Rooks on Sundays – Jack Neel Waddell

Rooks on Sundays – Jack Neel Waddell

November 2019

“You never liked to play chess with me,” she says.

The board lies on a tray across her bed. Pillows prop her up slightly, just enough to see the pieces.

She reaches out a wrinkled hand, skin both pale and blotched brown, like the flesh of an apple left out too long. She grabs a rook that she carved, perhaps twenty-five years ago, from purpleheart wood. Today she remembers how it moves.

“I know how much you love it, Mom,” I say, the word still feeling awkward in my mouth. It took me weeks to even say it.

We play until the end of visiting hours. She frowns as a nurse comes in. She weakly tries to push him away as he hooks her oxygen mask back over her face, clasping the straps behind her head within the milkweed-seed wisps of her hair.

I walk out of her room and toward the door of St. Agatha’s hospice.

“You have to sign out, ma’am,” calls the registration nurse after me.

The log book is open, with the heading, “Patient: Ella Reilly.”

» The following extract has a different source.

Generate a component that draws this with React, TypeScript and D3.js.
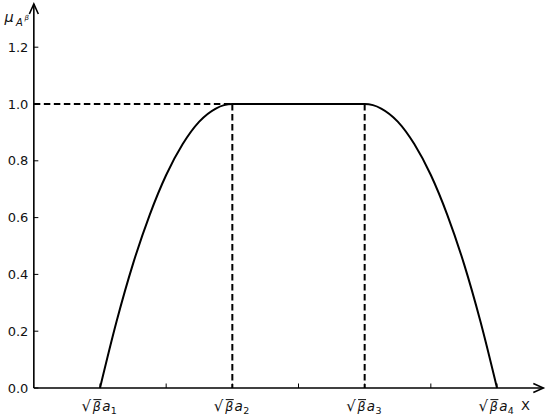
import React from 'react';
import { scaleLinear, line, curveMonotoneX } from 'd3';

// membership curve (x in units of sqrt(beta)*a)
const curveX = [1, 1.125, 1.25, 1.375, 1.5, 1.625, 1.75, 1.875, 1.9375, 2, 3, 3.0625, 3.125, 3.25, 3.375, 3.5, 3.625, 3.75, 3.875, 4];
const curveY = [0, 0.234, 0.438, 0.609, 0.75, 0.859, 0.938, 0.984, 0.996, 1, 1, 0.996, 0.984, 0.938, 0.859, 0.75, 0.609, 0.438, 0.234, 0];

const xTickMajor = [1, 2, 3, 4];
const xTickSubs = ['1', '2', '3', '4'];
const xTickMinor = [1.5, 2.5, 3.5];
const yTicks = [0, 0.2, 0.4, 0.6, 0.8, 1.0, 1.2];

const xStart = 0.5;
const xEnd = 4.35;
const yEnd = 1.352;

const W = 550;
const H = 420;
const font = '"DejaVu Sans", sans-serif';

const App = () => {
  const x = scaleLinear().domain([1, 4]).range([100, 497]);
  const y = scaleLinear().domain([0, 1]).range([388, 104]);

  const pts = curveX.map((v, i) => [v, curveY[i]] as [number, number]);
  const path = line<[number, number]>()
    .x(d => x(d[0]))
    .y(d => y(d[1]))
    .curve(curveMonotoneX)(pts);

  const x0 = x(xStart);
  const y0 = y(0);
  const xR = x(xEnd);
  const yT = y(yEnd);

  return (
    <svg width={W} height={H} style={{ position: 'fixed', left: 0, top: 0, background: '#fff' }} fontFamily={font}>
      {/* dashed guides */}
      <g stroke="#000" strokeWidth={2} strokeDasharray="6.5,3.5" fill="none">
        <line x1={x0} x2={x(2)} y1={y(1)} y2={y(1)} />
        <line x1={x(2)} x2={x(2)} y1={y(1)} y2={y0} />
        <line x1={x(3)} x2={x(3)} y1={y(1)} y2={y0} />
      </g>

      <path d={path || ''} fill="none" stroke="#000" strokeWidth={2} />

      {/* axes with open arrows */}
      <g stroke="#000" strokeWidth={1.6} fill="none">
        <line x1={x0} x2={xR} y1={y0} y2={y0} />
        <line x1={x0} x2={x0} y1={y0} y2={yT} />
        <polyline points={`${xR - 10},${y0 - 4.5} ${xR},${y0} ${xR - 10},${y0 + 4.5}`} />
        <polyline points={`${x0 - 4.5},${yT + 10} ${x0},${yT} ${x0 + 4.5},${yT + 10}`} />
      </g>

      {/* y ticks */}
      {yTicks.map(t => (
        <g key={t}>
          <line x1={x0} x2={x0 + 4.5} y1={y(t)} y2={y(t)} stroke="#000" strokeWidth={1} />
          <text x={x0 - 5.5} y={y(t)} dy="0.36em" textAnchor="end" fontSize={13} fill="#111">
            {t.toFixed(1)}
          </text>
        </g>
      ))}

      {/* x ticks */}
      {xTickMinor.concat(xTickMajor).map(t => (
        <line key={t} x1={x(t)} x2={x(t)} y1={y0} y2={y0 - 4.5} stroke="#000" strokeWidth={1} />
      ))}
      {xTickMajor.map((t, i) => {
        const c = x(t);
        return (
          <g key={t} fill="#111" fontSize={13}>
            <text x={c - 18.5} y={411} fontSize={15}>√</text>
            <line x1={c - 6.6} x2={c + 1.4} y1={399.6} y2={399.6} stroke="#111" strokeWidth={1} />
            <text x={c - 7.2} y={410.5} fontSize={12.5} fontStyle="italic">β</text>
            <text x={c + 2.2} y={410.5} fontSize={13.5} fontStyle="italic">a</text>
            <text x={c + 10.8} y={413.5} fontSize={9.5}>{xTickSubs[i]}</text>
          </g>
        );
      })}

      {/* axis labels */}
      <text x={521} y={410} fontSize={13} fill="#111">X</text>
      <g fill="#111">
        <text x={4.5} y={22} fontSize={14.5} fontStyle="italic">μ</text>
        <text x={16} y={25.5} fontSize={10} fontStyle="italic">A</text>
        <text x={24.5} y={19.5} fontSize={7} fontStyle="italic">β</text>
      </g>
    </svg>
  );
};

export default App;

I sign Katherine Reilly, the only name on the list going back every Sunday for pages.

I’ve hidden the case in a park a few blocks away. A few cherries are blooming, but a chilling drizzle drives away any strolling couples.

I press the button on the front of the case to return.

I tuck the case back under the bench in my garage shop. Then I get inside my Corolla and drive.

There’s one other place I go on Sundays.

It isn’t raining here, now. The sun shines with vernal tenderness through the willows onto a pair of monument stones, dated only months apart. I place butter-yellow mums on my dearest James’s grave, the one on the right. Kay, our daughter, buried in the other, never cared for flowers.

She injured her back when a Land Rover drove her into a ditch on her way to the coffee shop. She was taking an extra shift to pay us rent, which I imposed when she refused to sign up for classes at the community college.

The doctor gave her pills, which ran out. She found more, then she took too many.

James always blamed me for the gulf between us and our daughter. He left me after Kay’s funeral, but his heart gave out before the divorce was final, whether from grief or stress or coincidence.

I wish I could take my case back to one or any moment during that time, to pull them back to me. Or, if not that, just to have them again as I push them from me — an arm’s length away is closer than six feet deep. But the past is Hermetically sealed, even to my machine.

I’ve already purchased the bare plot to the right of James, but I won’t need it for twenty-eight years. Now I’m saving up for the Catholic rest home in town, the best in the county, since I will have no one to tend to me but myself, and only on Sundays.

I drive back to my shop. Small blocks of exotic wood lie scattered on the workbench. I reach for a piece of purpleheart I rounded on the lathe, then hesitate. Instead, I select ebony. I pick up a gouge and carve.

Slivers of the past fall away with each splinter. Soon I think of nothing but the piece hidden in the grain and, after a while, I finish the crenellated parapet of a rook.

“What’s this?” she asks as I hand her the box. It’s wide, long, and thin, like a box of chocolates.

“A gift, Mom,” I say. “Open it.”

She pulls the ribbon and lifts the top. Laid out in four rows is the chess set I’ve made over the past month, of ebony and olivewood. She picks up the kings of each color.

“They’re beautiful, Kay,” she says.

She smiles, eyes beaming, and it warms my heart.

“You made these?” she asks.

I nod, with a strangely proud smile spreading across my face. But her eyebrows draw together in suspicion. She turns her eyes up and left, as if she’s trying to call something elusive to mind.

“Mom?”

She looks at me, and I see something change in her.

She puts the pieces back in the box and places it aside, then leans out and places a pale hand on my own. She looks into my eyes, and I into hers. I see the peanut-brown of her irises, not the forest-floor hue of Kay’s, and I know she sees the same because within her eyes shines a spark of recognition. A spark that fades into sorrow.

“You’re so good to visit me,” she says, voice breaking. “All we’ve got is each other.”